[Rows from a dataset of charts and code]
+===+
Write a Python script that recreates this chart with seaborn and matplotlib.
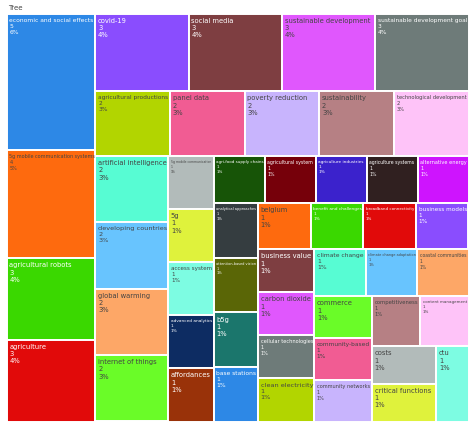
import matplotlib
matplotlib.use("Agg")
import matplotlib.pyplot as plt
import seaborn as sns

# keywords in the order they are tiled
labels = [
    "economic and social effects", "5g mobile communication systems", "agricultural robots", "agriculture",
    "covid-19", "social media", "sustainable development", "sustainable development goal",
    "agricultural productions", "panel data", "poverty reduction", "sustainability", "technological development",
    "artificial intelligence", "developing countries", "global warming", "internet of things",
    "5g mobile communication", "5g", "access system", "advanced analytics", "affordances",
    "agri-food supply chains", "agricultural system", "agriculture industries", "agriculture systems", "alternative energy",
    "analytical approaches", "attention-based vision", "b5g", "base stations",
    "belgium", "benefit and challenges", "broadband connectivity", "business models",
    "business value", "carbon dioxide", "cellular technologies", "clean electricity",
    "climate change", "climate change adaptation", "coastal communities",
    "commerce", "community-based", "community networks",
    "competitiveness", "content management",
    "costs", "critical functions",
    "ctu",
]
counts = [
    5, 4, 3, 3,
    3, 3, 3, 3,
    2, 2, 2, 2, 2,
    2, 2, 2, 2,
    1, 1, 1, 1, 1,
    1, 1, 1, 1, 1,
    1, 1, 1, 1,
    1, 1, 1, 1,
    1, 1, 1, 1,
    1, 1, 1,
    1, 1, 1,
    1, 1,
    1, 1,
    1,
]

# how the tiles are grouped into strips, and the strip direction (v = column, h = row)
strip_sizes = [4, 4, 5, 4, 5, 5, 4, 4, 4, 3, 3, 2, 2, 1]
strip_dirs = ["v", "h", "h", "v", "v", "h", "v", "h", "v", "h", "v", "h", "v", "v"]

blue, orange, green, red = "#2D88E6", "#FE6A0E", "#3AD800", "#E10A0A"
purple, brown, magenta, grey = "#8A4DFE", "#7E3E41", "#E057FD", "#6E7B79"
lime, aqua, ltblue, peach = "#B2D500", "#57FCD3", "#68C4FE", "#FDA767"
ltgreen, pink, lavender, mauve = "#6AFC28", "#F15C93", "#C8B4FD", "#B68084"
ltpink, ltgrey, yellow, ltaqua = "#FEC3F8", "#B2BBBA", "#DFF23C", "#7DFCE2"
navy, rust, dkgreen, dkred = "#0D2C62", "#993209", "#175407", "#76000A"
indigo, dkbrown, violet, slate = "#3B22CC", "#302020", "#CE14FE", "#353D40"
olive, teal = "#5A6606", "#1B766C"

fills = [
    blue, orange, green, red,
    purple, brown, magenta, grey,
    lime, pink, lavender, mauve, ltpink,
    aqua, ltblue, peach, ltgreen,
    ltgrey, yellow, ltaqua, navy, rust,
    dkgreen, dkred, indigo, dkbrown, violet,
    slate, olive, teal, blue,
    orange, green, red, purple,
    brown, magenta, grey, lime,
    aqua, ltblue, peach,
    ltgreen, pink, lavender,
    mauve, ltpink,
    ltgrey, yellow,
    ltaqua,
]
white_text = {blue, green, red, purple, brown, grey, navy, rust, dkgreen,
              dkred, indigo, dkbrown, violet, slate, olive, teal}


def strip_layout(values, sizes, dirs):
    # unit square, y measured downwards from the top
    x0, y0, x1, y1 = 0.0, 0.0, 1.0, 1.0
    rest = float(sum(values))
    rects = []
    i = 0
    for n, d in zip(sizes, dirs):
        group = values[i:i + n]
        s = sum(group)
        if d == "v":
            w = (x1 - x0) * s / rest
            y = y0
            for v in group:
                h = (y1 - y0) * v / s
                rects.append((x0, y, w, h))
                y += h
            x0 += w
        else:
            h = (y1 - y0) * s / rest
            x = x0
            for v in group:
                w = (x1 - x0) * v / s
                rects.append((x, y0, w, h))
                x += w
            y0 += h
        rest -= s
        i += n
    return rects


sns.set_style("white")
plt.rcParams["font.family"] = ["DejaVu Sans"]

W, H = 474, 431
fig = plt.figure(figsize=(W / 100, H / 100), dpi=100)
ax = fig.add_axes([6.5 / W, 8.5 / H, 462 / W, 408 / H])

rects = strip_layout(counts, strip_sizes, strip_dirs)
xs = [r[0] for r in rects]
ys = [r[1] for r in rects]
ws = [r[2] for r in rects]
hs = [r[3] for r in rects]

ax.bar(xs, hs, width=ws, bottom=ys, align="edge", color=fills,
       edgecolor="white", linewidth=1.4)
ax.set_xlim(0, 1)
ax.set_ylim(1, 0)
ax.axis("off")

total = sum(counts)
renderer = fig.canvas.get_renderer()
max_fs = 4.9
for (x, y, w, h), name, c, col in zip(rects, labels, counts, fills):
    txt = f"{name}\n{c}\n{round(100 * c / total)}%"
    tcol = "white" if col in white_text else "#444444"
    t = ax.annotate(txt, xy=(x, y), xytext=(2.0, -2.2), textcoords="offset points",
                    ha="left", va="top", fontsize=max_fs, color=tcol, linespacing=1.25)
    bb = t.get_window_extent(renderer)
    p0 = ax.transData.transform((x, y))
    p1 = ax.transData.transform((x + w, y + h))
    avail_w = abs(p1[0] - p0[0]) - 5
    avail_h = abs(p1[1] - p0[1]) - 5
    scale = min(1.0, avail_w / bb.width, avail_h / bb.height)
    if scale < 1.0:
        t.set_fontsize(max_fs * scale)

fig.text(8 / W, 1 - 8 / H, "Tree", ha="left", va="center", fontsize=5, color="#444444")

fig.savefig("out.png", dpi=100)
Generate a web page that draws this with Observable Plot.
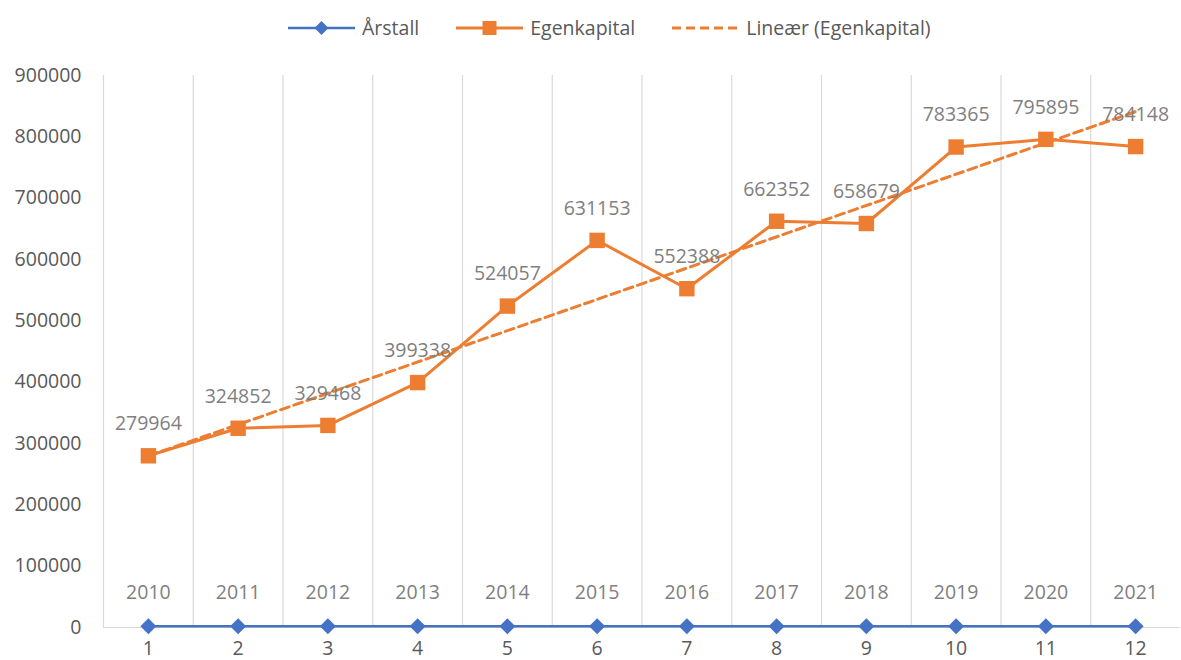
+===+
→ Required work:
Restate word for word only the lines from where the entries begin through the one with "import seaborn as sns"; omit the pictures.

→ Reply to the task:
Write a Python script that recreates this chart with seaborn and matplotlib.
import matplotlib
matplotlib.use("Agg")
import matplotlib.pyplot as plt
import seaborn as sns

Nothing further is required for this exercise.